Es una guerra, además, donde todo vale cuando lo usan los poderosos, pero nada es legítimo si lo emplean los humildes. La rebeldía sirve cuando un ‘tirano’ pretende disminuir las brechas económicas creando leyes más igualitarias; pero es un pecado cuando los menesterosos se dan cuenta de que también son humanos con derechos, entonces los verdaderos tiranos y sus adláteres no tienen misericordia, apelan a cualquier artimaña y dicen, al borde de las lágrimas, que alguien está sembrando odio entre quienes antes convivían sin ninguna dificultad; pero tampoco les tiembla el pulso en el momento de desaparecer treinta mil personas en nombre de la civilización ‘occidental y cristiana’, cuando en realidad lo están haciendo en nombre de los organismos mundiales que salvaguardan la ganancia de unos pocos a costa de la miseria de las mayorías.

Ahora, nada de esto les resultaría tan fácil si no contaran no solamente con el apoyo de los traidores locales de toda laya, contratados ad hoc aprovechando su falta de escrúpulos, sino de las clases medias arribistas que no dudan en ponerse del lado de la opulencia en cuanto pueden cambiar su champú por uno un dólar más caro. Nada de esto sería tan sencillo si la mayoría de la población (también manipulada, también esclava, también adormecida por los medios, los políticos y los clérigos) pudiera elevar su nivel de consciencia y comprender los sutiles mecanismos que se le aplican para impedir su crecimiento a todo nivel.

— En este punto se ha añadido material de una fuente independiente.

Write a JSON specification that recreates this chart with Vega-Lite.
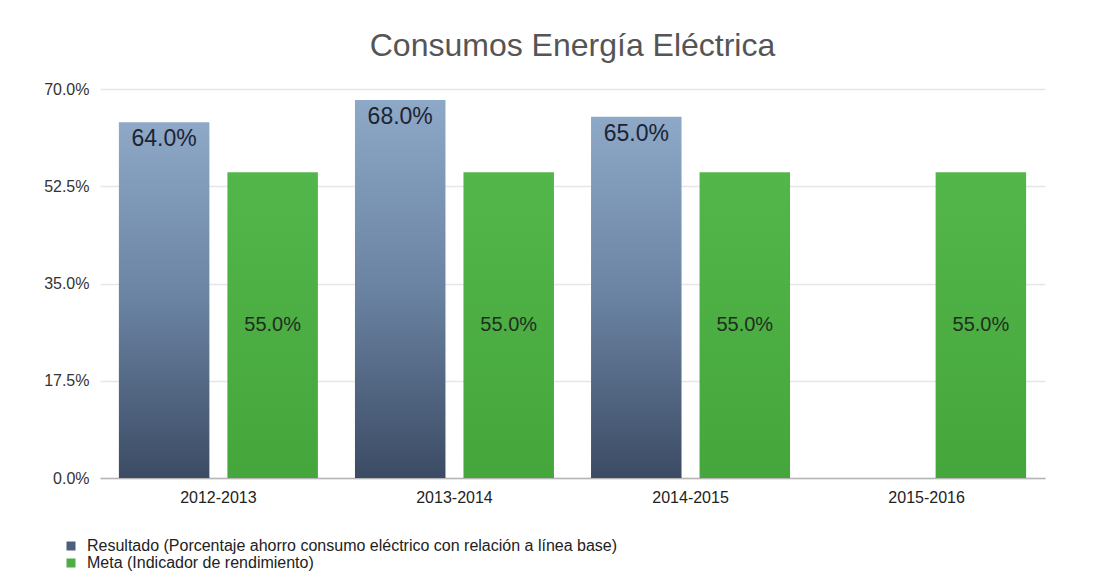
{
  "$schema": "https://vega.github.io/schema/vega-lite/v6.json",
  "width": 945,
  "height": 389,
  "autosize": {"type": "none"},
  "padding": {"left": 100, "top": 89, "right": 66, "bottom": 110},
  "background": "white",
  "title": {
    "text": "Consumos Energía Eléctrica",
    "frame": "group",
    "anchor": "middle",
    "baseline": "alphabetic",
    "offset": -7,
    "fontSize": 32,
    "fontWeight": "normal",
    "font": "Liberation Sans",
    "color": "#555555"
  },
  "data": {
    "values": [
      {"period": "2012-2013", "series": "Resultado (Porcentaje ahorro consumo eléctrico con relación a línea base)", "value": 0.64},
      {"period": "2012-2013", "series": "Meta (Indicador de rendimiento)", "value": 0.55},
      {"period": "2013-2014", "series": "Resultado (Porcentaje ahorro consumo eléctrico con relación a línea base)", "value": 0.68},
      {"period": "2013-2014", "series": "Meta (Indicador de rendimiento)", "value": 0.55},
      {"period": "2014-2015", "series": "Resultado (Porcentaje ahorro consumo eléctrico con relación a línea base)", "value": 0.65},
      {"period": "2014-2015", "series": "Meta (Indicador de rendimiento)", "value": 0.55},
      {"period": "2015-2016", "series": "Meta (Indicador de rendimiento)", "value": 0.55}
    ]
  },
  "encoding": {
    "x": {
      "field": "period",
      "type": "nominal",
      "title": null,
      "scale": {"paddingInner": 0.157, "paddingOuter": 0.08},
      "axis": {
        "labelAngle": 0,
        "ticks": false,
        "labelPadding": 11,
        "labelFontSize": 16,
        "labelColor": "#222222",
        "labelFont": "Liberation Sans",
        "domainColor": "#b5b5b5",
        "domainWidth": 1.5
      }
    },
    "xOffset": {
      "field": "series",
      "type": "nominal",
      "sort": ["Resultado (Porcentaje ahorro consumo eléctrico con relación a línea base)", "Meta (Indicador de rendimiento)"],
      "scale": {"paddingInner": 0.166, "paddingOuter": 0}
    }
  },
  "layer": [
    {
      "mark": {"type": "bar"},
      "encoding": {
        "y": {
          "field": "value",
          "type": "quantitative",
          "title": null,
          "scale": {"domain": [0, 0.7], "nice": false},
          "axis": {
            "values": [0, 0.175, 0.35, 0.525, 0.7],
            "format": ".1%",
            "ticks": false,
            "domain": false,
            "labelPadding": 11,
            "labelFontSize": 16,
            "labelColor": "#333333",
            "labelFont": "Liberation Sans",
            "gridColor": "#e6e6e6",
            "gridWidth": 1.5
          }
        },
        "color": {
          "field": "series",
          "type": "nominal",
          "sort": ["Resultado (Porcentaje ahorro consumo eléctrico con relación a línea base)", "Meta (Indicador de rendimiento)"],
          "scale": {"range": ["#4d5f7c", "#4cae43"]},
          "legend": {
            "title": null,
            "orient": "none",
            "legendX": -37,
            "legendY": 449,
            "direction": "vertical",
            "symbolType": "square",
            "symbolSize": 81,
            "symbolStrokeWidth": 0,
            "labelFontSize": 16,
            "labelFont": "Liberation Sans",
            "labelColor": "#222222",
            "labelLimit": 0,
            "rowPadding": 1,
            "labelOffset": 8
          },
          "condition": [
            {
              "test": "datum.series === 'Meta (Indicador de rendimiento)'",
              "value": {
                "gradient": "linear", "x1": 0, "y1": 0, "x2": 0, "y2": 1,
                "stops": [
                  {"offset": 0, "color": "#53b64a"},
                  {"offset": 1, "color": "#44a63b"}
                ]
              }
            },
            {
              "test": "datum.series !== 'Meta (Indicador de rendimiento)'",
              "value": {
                "gradient": "linear", "x1": 0, "y1": 0, "x2": 0, "y2": 1,
                "stops": [
                  {"offset": 0, "color": "#8ea8c8"},
                  {"offset": 0.5, "color": "#6a83a2"},
                  {"offset": 1, "color": "#3c4b64"}
                ]
              }
            }
          ]
        }
      }
    },
    {
      "transform": [{"filter": "datum.series !== 'Meta (Indicador de rendimiento)'"}],
      "mark": {"type": "text", "baseline": "top", "dy": 6, "fontSize": 23, "font": "Liberation Sans", "color": "#1c2433"},
      "encoding": {
        "y": {"field": "value", "type": "quantitative"},
        "text": {"field": "value", "type": "quantitative", "format": ".1%"}
      }
    },
    {
      "transform": [{"filter": "datum.series === 'Meta (Indicador de rendimiento)'"}],
      "mark": {"type": "text", "baseline": "middle", "fontSize": 20, "font": "Liberation Sans", "color": "#1f2e1f"},
      "encoding": {
        "y": {"datum": 0.275, "type": "quantitative"},
        "text": {"field": "value", "type": "quantitative", "format": ".1%"}
      }
    }
  ],
  "config": {
    "view": {"stroke": null},
    "font": "Liberation Sans"
  }
}
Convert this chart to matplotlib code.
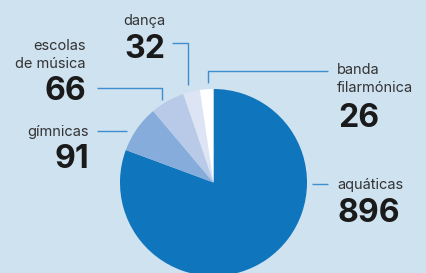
import matplotlib
matplotlib.use("Agg")
import matplotlib.pyplot as plt

categories = ["aquáticas", "gímnicas", "escolas\nde música", "dança", "banda\nfilarmónica"]
values = [896, 91, 66, 32, 26]
colors = ["#0F75BC", "#86ACDB", "#B9C9E8", "#DDE4F3", "#FFFFFF"]

BG = "#CFE2F0"
LINE = "#3F8FD0"
W, H = 427, 273

fig = plt.figure(figsize=(W / 100, H / 100), dpi=100, facecolor=BG)
ax = fig.add_axes([0, 0, 1, 1])
ax.set_facecolor(BG)

cx, cy, r = 213.5, H - 182.5, 93.5
ax.pie(values, colors=colors, startangle=90, counterclock=False,
       center=(cx, cy), radius=r, frame=True,
       wedgeprops=dict(linewidth=0))
ax.set_xlim(0, W)
ax.set_ylim(0, H)
ax.axis("off")

def Y(py):
    return H - py

font = ["Inter", "DejaVu Sans"]
lab_kw = dict(fontsize=10.5, color="#333333", family=font)
num_kw = dict(fontsize=23, color="#1A1A1A", family=font, fontweight="bold")

# label layouts: (x, ha, label baseline(s), number baseline)
layout = {
    "dança": (165, "right", [25], 58),
    "escolas\nde música": (86, "right", [50, 67.7], 100),
    "gímnicas": (89, "right", [136], 168),
    "banda\nfilarmónica": (337, "left", [74, 91.7], 127),
    "aquáticas": (337, "left", [188.7], 222),
}
for cat, val in zip(categories, values):
    x, ha, lbs, nb = layout[cat]
    for line, b in zip(cat.split("\n"), lbs):
        ax.text(x, Y(b), line, ha=ha, va="baseline", **lab_kw)
    ax.text(x + (1 if ha == "left" else 0), Y(nb), str(val), ha=ha, va="baseline", **num_kw)

# leader lines
leaders = [
    [(172, 42.7), (187.7, 42.7), (187.7, 85)],
    [(96.7, 87.7), (161.7, 87.7), (161.7, 100)],
    [(96.7, 130.7), (126.7, 130.7)],
    [(327.7, 70.7), (207.7, 70.7), (207.7, 82.7)],
    [(311.7, 184.3), (328, 184.3)],
]
for pts in leaders:
    xs = [p[0] for p in pts]
    ys = [Y(p[1]) for p in pts]
    ax.plot(xs, ys, color=LINE, lw=1.0, solid_capstyle="butt")

fig.savefig("out.png", dpi=100, facecolor=BG)
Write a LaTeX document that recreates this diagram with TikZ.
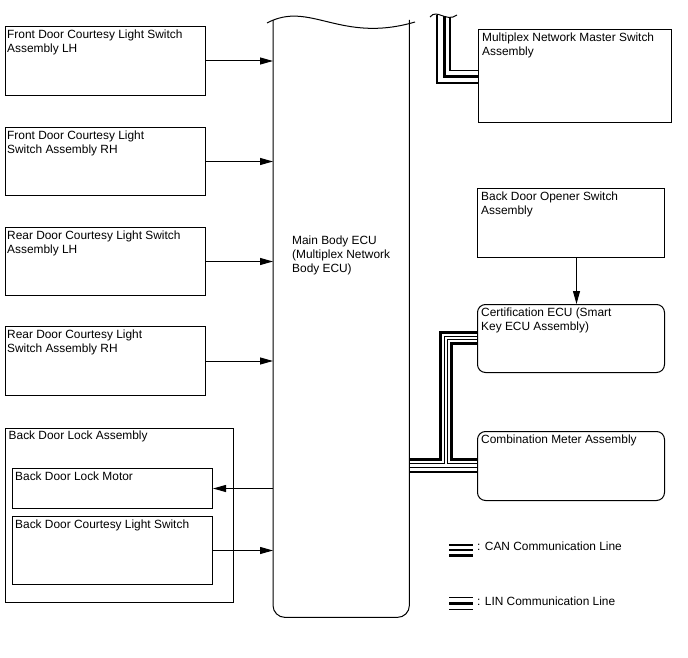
\documentclass[tikz,border=0pt]{standalone}
\usepackage{fontspec}
\setmainfont{Liberation Sans}
\usetikzlibrary{arrows.meta}
\newcommand\lab{\fontsize{11.9}{14}\selectfont}
\begin{document}
\begin{tikzpicture}[x=1pt,y=-1pt,
 box/.style={draw, line width=1pt, inner sep=0pt, anchor=north west},
 rbox/.style={box, rounded corners=8pt},
 lab/.style={anchor=north west, inner sep=0pt, align=left, font=\lab},
 arr/.style={line width=1pt, -{Triangle[length=13pt,width=7pt]}},
 thinbus/.style={line width=1.1pt},
 thickbus/.style={line width=3pt},
]
\useasboundingbox (0,0) rectangle (688,658);

% Main ECU
\node[inner sep=0pt, minimum width=136pt, minimum height=597pt, anchor=north west] (ecu) at (273,20) {};
\draw[line width=1pt, rounded corners=12pt] (ecu.north west) -- (ecu.south west) -- (ecu.south east) -- (ecu.north east);
\draw[line width=1pt] (267,23) .. controls (310,0) and (340,44) .. (415,22);
\node[lab] (ecut) at (292,236) {Main Body ECU\\(Multiplex Network\\Body ECU)};

% left boxes
\node[box, minimum width=200pt, minimum height=69pt] (fl) at (5,26) {};
\node[lab] (flt) at ([xshift=2pt,yshift=-3.5pt]fl.north west) {Front Door Courtesy Light Switch\\Assembly LH};
\node[box, minimum width=200pt, minimum height=68pt] (fr) at (5,127) {};
\node[lab] (frt) at ([xshift=2pt,yshift=-3.5pt]fr.north west) {Front Door Courtesy Light\\Switch Assembly RH};
\node[box, minimum width=200pt, minimum height=68pt] (rl) at (5,227) {};
\node[lab] (rlt) at ([xshift=2pt,yshift=-3.5pt]rl.north west) {Rear Door Courtesy Light Switch\\Assembly LH};
\node[box, minimum width=200pt, minimum height=69pt] (rr) at (5,326) {};
\node[lab] (rrt) at ([xshift=2pt,yshift=-3.5pt]rr.north west) {Rear Door Courtesy Light\\Switch Assembly RH};

\node[box, minimum width=228.5pt, minimum height=174pt] (bdla) at (4.5,427.5) {};
\node[lab] (bdlat) at ([xshift=4pt,yshift=-3.5pt]bdla.north west) {Back Door Lock Assembly};
\node[box, minimum width=200pt, minimum height=40pt] (motor) at (12,468) {};
\node[lab] (motort) at ([xshift=3pt,yshift=-3.5pt]motor.north west) {Back Door Lock Motor};
\node[box, minimum width=200pt, minimum height=68pt] (bdcs) at (12,516) {};
\node[lab] (bdcst) at ([xshift=3pt,yshift=-3.5pt]bdcs.north west) {Back Door Courtesy Light Switch};

\draw[arr] (fl.east) -- (fl.east -| ecu.west);
\draw[arr] (fr.east) -- (fr.east -| ecu.west);
\draw[arr] (rl.east) -- (rl.east -| ecu.west);
\draw[arr] (rr.east) -- (rr.east -| ecu.west);
\draw[arr] (motor.east -| ecu.west) -- (motor.east);
\draw[arr] (bdcs.east) -- (bdcs.east -| ecu.west);

% right boxes
\node[box, minimum width=193pt, minimum height=93pt] (mns) at (478,29) {};
\node[lab] (mnst) at ([xshift=4pt,yshift=-4pt]mns.north west) {Multiplex Network Master Switch\\Assembly};
\node[box, minimum width=187pt, minimum height=69pt] (bdo) at (477,188) {};
\node[lab] (bdot) at ([xshift=4pt,yshift=-4pt]bdo.north west) {Back Door Opener Switch\\Assembly};
\node[rbox, minimum width=187pt, minimum height=68pt] (cert) at (477,304) {};
\node[lab] (certt) at ([xshift=4pt,yshift=-4pt]cert.north west) {Certification ECU (Smart\\Key ECU Assembly)};
\node[rbox, minimum width=187pt, minimum height=69pt] (meter) at (477,431) {};
\node[lab] (metert) at ([xshift=4pt,yshift=-4pt]meter.north west) {Combination Meter Assembly};

\coordinate (ax) at (576.5,0);
\draw[arr] (bdo.south -| ax) -- (cert.north -| ax);

% LIN to master switch
\draw[line width=1pt] (430,17) .. controls (437,8) and (446,23) .. (457,15);
\draw[thinbus] (437,15) |- (mns.west |- 0,83);
\draw[thickbus] (444,16) |- (mns.west |- 0,76.5);
\draw[thinbus] (450,17) |- (mns.west |- 0,70.5);

% CAN to certification ECU and meter
\draw[thickbus] (ecu.east |- 0,459.5) -| (440.5,332.5) -- (cert.west |- 0,332.5);
\draw[thinbus] (ecu.east |- 0,463.5) -| (444.5,336.5) -- (cert.west |- 0,336.5);
\draw[thinbus] (cert.west |- 0,339.5) -| (447.5,463.5) -- (meter.west |- 0,463.5);
\draw[thickbus] (cert.west |- 0,343.5) -| (451.5,459.5) -- (meter.west |- 0,459.5);
\draw[thinbus] (ecu.east |- 0,467.5) -- (meter.west |- 0,467.5);
\draw[thinbus] (ecu.east |- 0,472) -- (meter.west |- 0,472);

% legend
\draw[line width=1.5pt] (449,545) -- (473,545);
\draw[line width=1.5pt] (449,550) -- (473,550);
\draw[line width=2.5pt] (449,555.5) -- (473,555.5);
\node[lab, anchor=west] (canl) at (477,546) {: CAN Communication Line};
\draw[line width=1.2pt] (449,597.5) -- (473,597.5);
\draw[line width=3pt] (449,603.5) -- (473,603.5);
\draw[line width=1.2pt] (449,609.5) -- (473,609.5);
\node[lab, anchor=west] (linl) at (477,601) {: LIN Communication Line};
\end{tikzpicture}
\end{document}
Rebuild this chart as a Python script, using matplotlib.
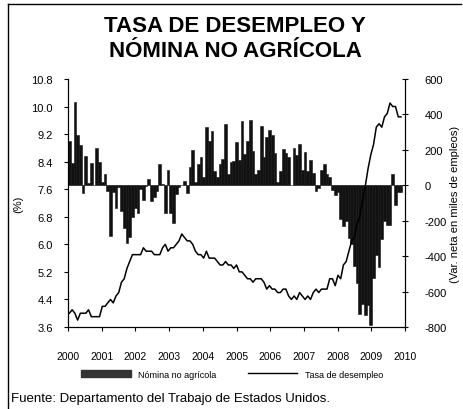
import numpy as np
import matplotlib
matplotlib.use('Agg')
import matplotlib.pyplot as plt
from matplotlib.lines import Line2D
from matplotlib.patches import Patch

plt.rcParams['font.family'] = ['Liberation Sans', 'DejaVu Sans']

# Datos mensuales, enero 2000 - febrero 2010
years = ['2000', '2001', '2002', '2003', '2004', '2005',
         '2006', '2007', '2008', '2009', '2010']

# Tasa de desempleo (%)
desempleo = [
    4.0, 4.1, 4.0, 3.8, 4.0, 4.0, 4.0, 4.1, 3.9, 3.9, 3.9, 3.9,
    4.2, 4.2, 4.3, 4.4, 4.3, 4.5, 4.6, 4.9, 5.0, 5.3, 5.5, 5.7,
    5.7, 5.7, 5.7, 5.9, 5.8, 5.8, 5.8, 5.7, 5.7, 5.7, 5.9, 6.0,
    5.8, 5.9, 5.9, 6.0, 6.1, 6.3, 6.2, 6.1, 6.1, 6.0, 5.8, 5.7,
    5.7, 5.6, 5.8, 5.6, 5.6, 5.6, 5.5, 5.4, 5.4, 5.5, 5.4, 5.4,
    5.3, 5.4, 5.2, 5.2, 5.1, 5.0, 5.0, 4.9, 5.0, 5.0, 5.0, 4.9,
    4.7, 4.8, 4.7, 4.7, 4.6, 4.6, 4.7, 4.7, 4.5, 4.4, 4.5, 4.4,
    4.6, 4.5, 4.4, 4.5, 4.4, 4.6, 4.7, 4.6, 4.7, 4.7, 4.7, 5.0,
    5.0, 4.8, 5.1, 5.0, 5.4, 5.5, 5.8, 6.1, 6.2, 6.6, 6.8, 7.3,
    7.7, 8.2, 8.6, 8.9, 9.4, 9.5, 9.4, 9.7, 9.8, 10.1, 10.0, 10.0,
    9.7, 9.7,
]

# Nómina no agrícola, variación neta (miles de empleos)
nomina = [
    249, 125, 472, 286, 225, -46, 166, 11, 124, 1, 211, 130,
    16, 61, -30, -286, -40, -127, -9, -145, -239, -326, -292, -180,
    -127, -157, -22, -83, -5, 38, -91, -68, -35, 122, 5, -157,
    84, -159, -214, -51, -10, -1, 22, -42, 103, 200, 19, 121,
    160, 45, 330, 251, 308, 83, 46, 118, 151, 346, 64, 133,
    135, 243, 145, 364, 174, 247, 369, 195, 63, 86, 336, 159,
    272, 310, 284, 183, 17, 79, 205, 180, 159, 1, 211, 170,
    232, 88, 189, 80, 143, 71, -32, -18, 84, 118, 62, 47,
    -28, -56, -38, -190, -231, -200, -300, -334, -458, -554, -728, -673,
    -734, -677, -790, -523, -395, -463, -304, -200, -225, -224, 64, -113,
    -38, -36,
]

meses = np.arange(len(desempleo))

fig = plt.figure(figsize=(4.64, 4.10), dpi=100)
ax = fig.add_axes([0.1466, 0.2, 0.7264, 0.605])
ax2 = ax.twinx()

# barras (eje derecho) y línea (eje izquierdo)
ax2.bar(meses, nomina, width=1.0, color='#111111', edgecolor='#111111', linewidth=0.4)
ax.plot(meses, desempleo, color='black', linewidth=1.1)
ax.set_zorder(ax2.get_zorder() + 1)
ax.patch.set_visible(False)

xmin, xmax = -0.5, 122.5
ax.set_xlim(xmin, xmax)
ax.set_ylim(3.6, 10.8)
ax2.set_ylim(-800, 600)

ax.set_yticks(np.arange(3.6, 10.81, 0.8))
ax.set_yticklabels([f'{v:.1f}' for v in np.arange(3.6, 10.81, 0.8)], fontsize=8)
ax2.set_yticks(np.arange(-800, 601, 200))
ax2.set_yticklabels([str(v) for v in range(-800, 601, 200)], fontsize=8)
ax.set_xticks(np.linspace(xmin, xmax, len(years)))
ax.set_xticklabels(years, fontsize=7.5)

for a in (ax, ax2):
    a.spines['top'].set_visible(False)
ax.tick_params(axis='y', direction='out', length=3, width=0.8, pad=8)
ax.tick_params(axis='x', direction='out', length=3, width=0.8, pad=14)
ax2.tick_params(axis='y', direction='inout', length=4, width=0.8, pad=12)

ax.set_ylabel('(%)', fontsize=8, labelpad=6)
ax2.set_ylabel('(Var. neta en miles de empleos)', fontsize=8, labelpad=2)

fig.text(0.507, 0.962, 'TASA DE DESEMPLEO Y\nNÓMINA NO AGRÍCOLA',
         ha='center', va='top', fontsize=16, fontweight='bold', linespacing=1.25)

handles = [Patch(facecolor='#333333', edgecolor='#333333'),
           Line2D([], [], color='black', linewidth=1.0)]
fig.legend(handles, ['Nómina no agrícola', 'Tasa de desempleo'],
           loc='center', bbox_to_anchor=(0.5, 0.085), ncol=2, frameon=False,
           fontsize=6.5, handlelength=5.5, handleheight=0.9, columnspacing=3.5)

fig.text(0.024, 0.028, 'Fuente: Departamento del Trabajo de Estados Unidos.',
         ha='left', va='center', fontsize=9.5)

# marco del recuadro
fig.add_artist(Line2D([0.018, 0.018], [0.0, 0.988], color='black', linewidth=1.0))
fig.add_artist(Line2D([0.018, 0.993], [0.988, 0.988], color='black', linewidth=1.0))

fig.savefig('out.png', dpi=100)
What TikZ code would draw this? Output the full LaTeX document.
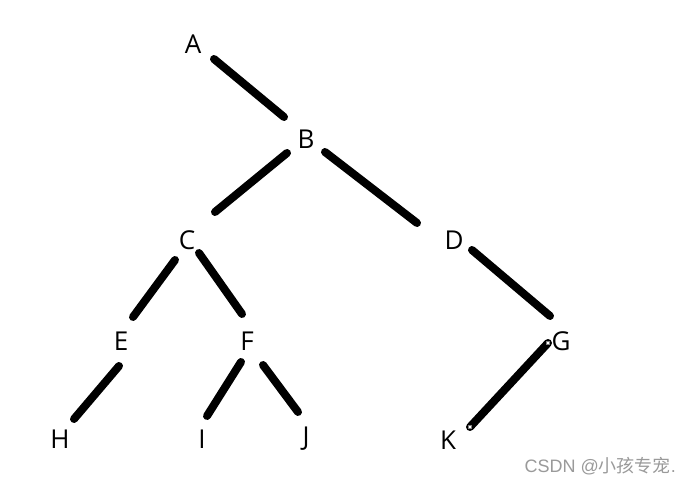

¿Llegará un día en que la mayor parte de la población tenga un nivel de consciencia que le permita comprender la búsqueda del bien común es lo único que trabajará de favor de la conservación y desarrollo de nuestra especie y de nuestro entorno? Difícil, muy difícil… pero solo cuando eso ocurra terminará la verdadera guerra que ya está a punto de acabar con el planeta y la humanidad entera.